We also had some migrations planned for the trading department at that time, so we integrated the deployment of the dashboards with those migrations. The servers that had already been migrated, where the major architectural changes had already happened, they were where we deployed ITRS first. If we had deployed on the old servers, we would have had to re-do the deployment efforts of ITRS.
The second point in our strategy was that the critical servers were the trading servers. We did the ITRS dashboards on them first, and then, finally, on the hardware and network. And we have targeted the interface servers for later.
We also integrated this with a latency tool, Corvil.
We had a number of people involved in the deployment. There was a manager as well as someone who looked into the basic ingredients of the ITRS dashboards, the coding, etc. Another person was responsible for the user look and feel, how the GUIs would look, as well as the use-cases. There were three people at that time.

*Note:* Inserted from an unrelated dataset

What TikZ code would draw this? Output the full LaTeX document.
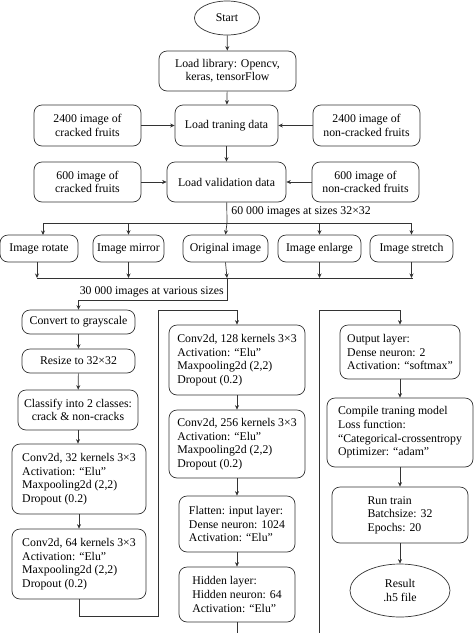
\documentclass[tikz,border=0pt]{standalone}
\usepackage{fontspec}
\setmainfont{Liberation Serif}
\usetikzlibrary{arrows.meta,shapes.geometric}
\begin{document}
\begin{tikzpicture}[x=1pt,y=-1pt,
  line width=0.7pt, draw=black!80,
  >={Stealth[length=4.5pt,width=4pt]},
  every node/.style={font=\fontsize{11.8}{13.6}\selectfont, inner sep=0pt},
  box/.style={draw, rounded corners=8pt, align=center},
  lbox/.style={draw, rounded corners=8pt, align=left},
  oval/.style={draw, ellipse, align=center},
  lab/.style={font=\fontsize{11.8}{13}\selectfont}]
\useasboundingbox (0,0) rectangle (474,633);
\clip (0,0) rectangle (474,633);
% top
\node[oval, minimum width=65, minimum height=34] (start) at (227,18) {Start};
\node[box, minimum width=137, minimum height=40] (lib) at (227.5,71) {Load library: Opencv,\\keras, tensorFlow};
\node[box, minimum width=103, minimum height=41] (tr) at (226.5,125.5) {Load traning data};
\node[box, minimum width=107, minimum height=41] (c1) at (87.5,125.5) {2400 image of\\cracked fruits};
\node[box, minimum width=107, minimum height=41] (n1) at (366.5,125.5) {2400 image of\\non-cracked fruits};
\node[box, minimum width=119, minimum height=40] (val) at (226.5,182) {Load validation data};
\node[box, minimum width=107, minimum height=40] (c2) at (87.5,182) {600 image of\\cracked fruits};
\node[box, minimum width=107, minimum height=40] (n2) at (365.5,182) {600 image of\\non-cracked fruits};
\draw[->] (start) -- (lib);
\draw[->] (lib) -- (tr);
\draw[->] (c1) -- (tr);
\draw[->] (n1) -- (tr);
\draw[->] (tr) -- (val);
\draw[->] (c2) -- (val);
\draw[->] (n2) -- (val);
\node[lab, anchor=west] (l60) at (231,212) {60 000 images at sizes 32×32};
% augmentation
\node[box, minimum width=78, minimum height=27] (rot) at (39,248.5) {Image rotate};
\node[box, minimum width=71, minimum height=27] (mir) at (128.5,248.5) {Image mirror};
\node[box, minimum width=85, minimum height=27] (orig) at (225.5,248.5) {Original image};
\node[box, minimum width=83, minimum height=27] (enl) at (319.5,248.5) {Image enlarge};
\node[box, minimum width=83, minimum height=27] (str) at (411.5,248.5) {Image stretch};
\coordinate (b1) at (227,223);
\draw (val) -- (b1);
\draw (43,223) -- (412,223);
\draw[->] (43,223) -- (43,235);
\draw[->] (mir.north |- b1) -- (mir.north);
\draw[->] (b1) -- (orig.north);
\draw[->] (enl.north |- b1) -- (enl.north);
\draw[->] (str.north |- b1) -- (str.north);
\coordinate (b2) at (227,278);
\draw (37,278) -- (413,278);
\draw[->] (37,262) -- (37,278);
\draw[->] (mir.south) -- (mir.south |- b2);
\draw[->] (orig.south) -- (b2);
\draw[->] (enl.south) -- (enl.south |- b2);
\draw[->] (str.south) -- (str.south |- b2);
\node[lab, anchor=east] (l30) at (224,292) {30 000 images at various sizes};
% left column
\node[box, minimum width=113, minimum height=24] (gray) at (78.5,322) {Convert to grayscale};
\node[box, minimum width=113, minimum height=24] (rs) at (78.5,361) {Resize to 32×32};
\node[box, minimum width=120, minimum height=40] (cls) at (78,410) {Classify into 2 classes:\\crack \& non-cracks};
\node[lbox, minimum width=134, minimum height=70] (k32) at (79,479) {Conv2d, 32 kernels 3×3\\Activation: “Elu”\\Maxpooling2d (2,2)\\Dropout (0.2)};
\node[lbox, minimum width=134, minimum height=70] (k64) at (79,564) {Conv2d, 64 kernels 3×3\\Activation: “Elu”\\Maxpooling2d (2,2)\\Dropout (0.2)};
\draw[->] (b2) -- (227,300) -- (78.5,300) -- (gray.north);
\draw[->] (gray) -- (rs);
\draw[->] (rs) -- (cls);
\draw[->] (cls.south) -- (cls.south |- k32.north);
\draw[->] (k32) -- (k64);
% middle column
\node[lbox, minimum width=136, minimum height=70] (k128) at (237,360) {Conv2d, 128 kernels 3×3\\Activation: “Elu”\\Maxpooling2d (2,2)\\Dropout (0.2)};
\node[lbox, minimum width=136, minimum height=68] (k256) at (237,444) {Conv2d, 256 kernels 3×3\\Activation: “Elu”\\Maxpooling2d (2,2)\\Dropout (0.2)};
\node[lbox, minimum width=116, minimum height=56] (flat) at (237,524) {Flatten: input layer:\\Dense neuron: 1024\\Activation: “Elu”};
\node[lbox, minimum width=116, minimum height=55] (hid) at (237,594.5) {Hidden layer:\\Hidden neuron: 64\\Activation: “Elu”};
\draw[->] (k64.south) -- (79,616) -- (158,616) -- (158,310) -- (237,310) -- (k128.north);
\draw[->] (k128) -- (k256);
\draw[->] (k256) -- (flat);
\draw[->] (flat) -- (hid);
% right column
\node[lbox, minimum width=120, minimum height=54] (out) at (400,352) {Output layer:\\Dense neuron: 2\\Activation: “softmax”};
\node[lbox, minimum width=146, minimum height=69] (comp) at (400,432.5) {Compile traning model\\Loss function:\\“Categorical-crossentropy\\Optimizer: “adam”};
\node[lbox, minimum width=136, minimum height=56] (run) at (400,515) {Run train\\Batchsize: 32\\Epochs: 20};
\node[oval, minimum width=100, minimum height=53] (res) at (400,590.5) {Result\\.h5 file};
\draw[->] (hid.south) -- (237,645) -- (319,645) -- (319,310) -- (400,310) -- (out.north);
\draw[->] (out) -- (comp);
\draw[->] (comp) -- (run);
\draw[->] (run) -- (res);
\end{tikzpicture}
\end{document}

Now, managed services has started to use the ITRS dashboards, and that is being handled by our separate tooling team.
When there are any releases or changes made to the trading systems, we inform our tooling team. We create a request for them to make all the changes to the dashboards and they make the changes.
We're now into more of a maintenance process.
Overall, we have about 150 to 200 people using the solution in our organization.
What's my experience with pricing, setup cost, and licensing?
Things like the capacity planning have a separate cost.
Which other solutions did I evaluate?
We looked at three other monitoring tools, but that was four or five years ago. BMC was one of them and there was an HPE solution as well. We looked at them based on top industry reviews.
We considered HPE open-source, but the GUI features and how fast it displays alerts on the GUI, as well as polling and integration with other third-party tools - they were lagging. We found ITRS more useful.
What other advice do I have?
It's a very good tool to use and everybody is very happy with it. We are looking forward to more features.
Not all the data that is being captured is currently being stored completely in the right ITRS dashboards. There is a project in progress for collecting the data and storing it for capacity and numbers purposes. We have seen a demo related to data collection for capacity planning and it looks very useful, as do the capacity reports. But that project is still in the roll-out phase and will take a couple of months.
The next feature we are looking at rolling out is the integration with the ticketing tool. That is planned for the next four to five months.
We are now looking at integrating small things into ITRS. If any incident or issue comes up, the first thing we ask is, "Why isn't it part of ITRS? How can this be integrated into ITRS?" Any small activities, challenges, or issues which we foresee in our day-to-day operations, we look at how we can implement them in ITRS. This is a more proactive kind of approach. So it's not only for current alerts but we can also implement things for the future in ITRS.
I would rate ITRS at nine out of ten. Everything is being monitored by ITRS. The reason it's not a ten is that, because it's an integral part of all our operations, if anything fails in ITRS, we're not sure where we would go. We are almost over-dependent on ITRS.